Vague Terms and Lack of Consideration
The court highlighted the vagueness of the terms within the oral agreement as a significant factor in its decision. Without clear and definite terms, the obligations of both parties cannot be established, leading to uncertainty about what is expected from each party. The court noted that the distributor's promise to receive a commission was based on ambiguous conditions, such as the phrase "more or less," which undermined the reliability of the agreement. Since the terms were indefinite, they could not support a finding of consideration necessary to form a binding contract. The court explained that, in contract law, consideration must be clear and mutual in order for an agreement to be enforceable. Given the lack of specific commitments from the distributor, the court concluded that there was no valid consideration to support the manufacturer's promises, further reinforcing the unenforceability of the agreement.
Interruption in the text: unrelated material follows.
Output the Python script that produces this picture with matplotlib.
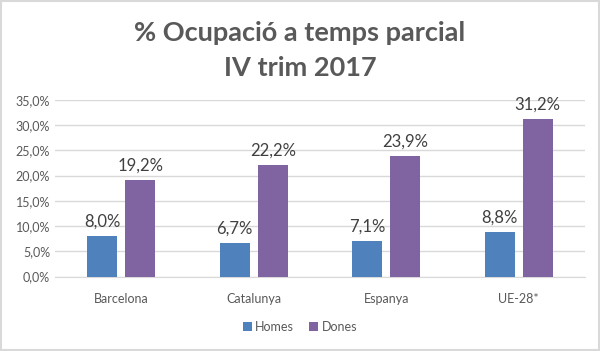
import matplotlib.pyplot as plt
import numpy as np
from matplotlib.ticker import FuncFormatter

# dades
categories = ['Barcelona', 'Catalunya', 'Espanya', 'UE-28*']
homes = [8.0, 6.7, 7.1, 8.8]
dones = [19.2, 22.2, 23.9, 31.2]
series_names = ['Homes', 'Dones']

plt.rcParams['font.family'] = ['Lato', 'DejaVu Sans']
grey = '#595959'

fig = plt.figure(figsize=(6, 3.51), dpi=100)
ax = fig.add_axes([55 / 600, 1 - 276.5 / 351, 530 / 600, 176.5 / 351])

x = np.arange(len(categories))
w = 0.226
b1 = ax.bar(x - 0.03 - w / 2, homes, w, color='#4F81BD', label=series_names[0], zorder=3)
b2 = ax.bar(x + 0.03 + w / 2, dones, w, color='#8064A2', label=series_names[1], zorder=3)

for bars, vals in ((b1, homes), (b2, dones)):
    for r, v in zip(bars, vals):
        ax.text(r.get_x() + r.get_width() / 2, v + 1.2, f'{v:.1f}%'.replace('.', ','),
                ha='center', va='bottom', fontsize=12, color='#404040')

ax.set_xlim(-0.5, len(categories) - 0.5)
ax.set_ylim(0, 35)
ax.set_yticks(np.arange(0, 36, 5))
ax.yaxis.set_major_formatter(FuncFormatter(lambda v, p: f'{v:.1f}%'.replace('.', ',')))
ax.set_xticks(x)
ax.set_xticklabels(categories)
ax.tick_params(axis='both', length=0, labelsize=9, colors=grey)
ax.tick_params(axis='x', pad=12)
ax.grid(axis='y', color='#D9D9D9', linewidth=1, zorder=0)
for s in ['top', 'right', 'left']:
    ax.spines[s].set_visible(False)
ax.spines['bottom'].set_color('#D9D9D9')

fig.text(0.5, 0.855, '% Ocupació a temps parcial\nIV trim 2017', ha='center', va='center',
         fontsize=19.5, fontweight='bold', color=grey, linespacing=1.55)

fig.legend(loc='lower center', bbox_to_anchor=(0.5, 0.02), ncol=2, frameon=False,
           fontsize=9, labelcolor=grey, handlelength=0.7, handleheight=0.7,
           handletextpad=0.3, columnspacing=1.2)

# marc gris
fig.patches.append(plt.Rectangle((0.002, 0.003), 0.996, 0.994, transform=fig.transFigure,
                                 fill=False, edgecolor='#D9D9D9', linewidth=1.5))

fig.savefig('out.png', dpi=100)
Absence of Hardship or Reliance
In its opinion, the court considered the applicability of the doctrine of promissory estoppel, which can sometimes enforce promises in the absence of consideration if there is a demonstrated reliance that leads to hardship. However, the court found no evidence that the distributor experienced any hardship or relied on the manufacturer's promises in a way that would warrant the application of this doctrine. The record did not indicate that the distributor had incurred any significant expenses or made substantial commitments based on the oral agreement. This absence of reliance meant that the distributor could not claim an enforceable right based on the manufacturer's promises. The court emphasized that without showing such reliance, the doctrine of promissory estoppel could not be invoked to create an enforceable contract where none existed due to a lack of consideration. This further solidified the court's decision to reverse the judgment in favor of the distributor.
Conclusion of the Court
The court ultimately determined that the oral agreement between the manufacturer and distributor lacked the essential elements of an enforceable contract. The absence of mutuality of obligation, vague terms, lack of consideration, and insufficient evidence of reliance combined to render the agreement unenforceable. The court reversed the lower court's judgment which had favored the distributor, and it ruled in favor of the manufacturer. This case underscored the importance of clear, mutual commitments in contractual agreements and the necessity of demonstrating consideration for a contract to be valid. By emphasizing these principles, the court provided a clear framework for understanding what constitutes an enforceable contract in the context of business relationships.